REVIEW: “7 Prisoners” (2021)

Brazilian-American filmmaker Alexandre Moratto turned several heads at this year’s Venice International Film Festival with the world premiere of his piercing new film “7 Prisoners”. Set mostly in the backstreets of São Paulo, Brazil, the film sees Moratto and his co-writer Thayna Mantesso delving into the darker corners of the city and country to tackle some real-world issues that should shake us to our cores.

“7 Prisoners” is a tough-minded movie with a very no-nonsense approach to its subject matter. At the same time, Moratto makes sure that the human element remains firmly front-and-center. He does so through the character of Mateus played by the charismatic Brazilian newcomer Christian Malheiros. Mateus’ story is a painful and (hopefully) infuriating eye-opener that pulls back the veil on the abhorrent practices of slave labor, sweatshops, and human trafficking. These are horrors we tend to turn a blind eye to, mainly because they all too often contribute to our comforts. Moratto sets out to wake us up to the realities of what’s happening in São Paulo and across the world.

Image Courtesy of Netflix

The film opens in the rural Brazilian countryside where Mateus lives with his mother and two sisters. They are a loving group but they’ve had a hard life, doing their best to survive with what little they have. Mateus’ mother has labored to provide for her children, but years of low-paying farmwork has taken its toll. So 18-year-old Mateus jumps at the opportunity to go the city and do some contract work to support his family. In the film’s most tender and sobering scenes, Mateus’ mother gives him a new shirt for his trip. It’s hardly anything fancy, but its worth a month’s groceries to them. A van comes by to pick up Mateus and, along with three other area boys, he’s taken five hours away to São Paulo.

Moratto does a great job putting us in the shoes of these four young men. Not only by showing us where they’re from, but also during the van ride through the city. Their wide-eyed excitement as they’re driven through the bustling São Paulo sets us up for the unsettling reality that awaits them.

The driver drops them off at an inner-city scrapyard ran by a man named Luca (played by an excellent Rodrigo Santoro).
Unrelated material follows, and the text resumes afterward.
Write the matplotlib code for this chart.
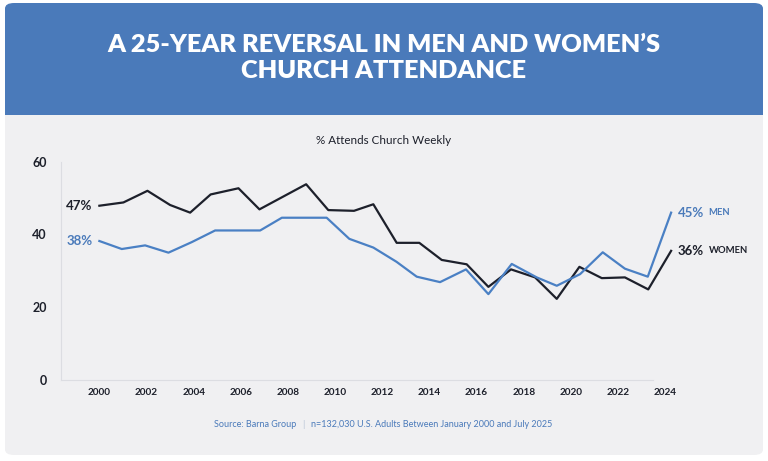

The shady and evasive Luca gets the boys settled and gives them money to go out and enjoy themselves before their first day of work. But when he collects all of their IDs the next morning, we know this isn’t going to go the way the boys anticipated. In fact it’s much worse. Mateus and his friends find themselves caught in the gears of a modern-day slave system, one that’s driven and protected by people with enormous power.

Image Courtesy of Netflix

Moratto’s pacing is near perfect, shrewdly moving the story from point to point while pausing at just the right moments to uncoil the crumbling emotions of his characters. Mateus is especially compelling, caught in a no-win situation and eventually forced to make impossible decisions that will have painful repercussions regardless of what he chooses. To stress the point of his film, Moratto slyly gives us the occasional shot of the city’s bustling streets full of citizens freely walking about their normal days. It offers a sharp contrast to the cruel forced labor happening right under their noses.

With a bold and clear-eyed perspective, “7 Prisoners” offers a brutally honest challenge to a society’s apathy towards some well-documented abuses. Alexandre Moratto does a good job pulling us into his dark and ugly world that’s made all the more troubling by the fact that it’s very, very real. Great performances from Santoro and Malheiros anchor this revealing feature that’s not only a good pickup for Netflix, but a great opportunity for an important story to be told. “7 Prisoners” is now streaming on Netflix.


12 thoughts on “REVIEW: “7 Prisoners” (2021)

  1. Will definitely be checking this one out. SO happy to hear that someone has made a quality film about labor trafficking! If you look at the known statistics (which may or may not be accurate) labor trafficking is way more prevalent than sex trafficking but sex trafficking seems to get the limelight more. A great book to learn more about the sordid reality of trafficking is called, “The Slave Next Door” by Kevin Bales.

  2. As Sao Paolo, in reality, has 20 million residents, there’s room for plenty of stories in the diverse, richly contoured city. I would be interested in seeing a more cheery view of the big city, rather than just its depressing sub-realities. Not everything in such a big place can be bad.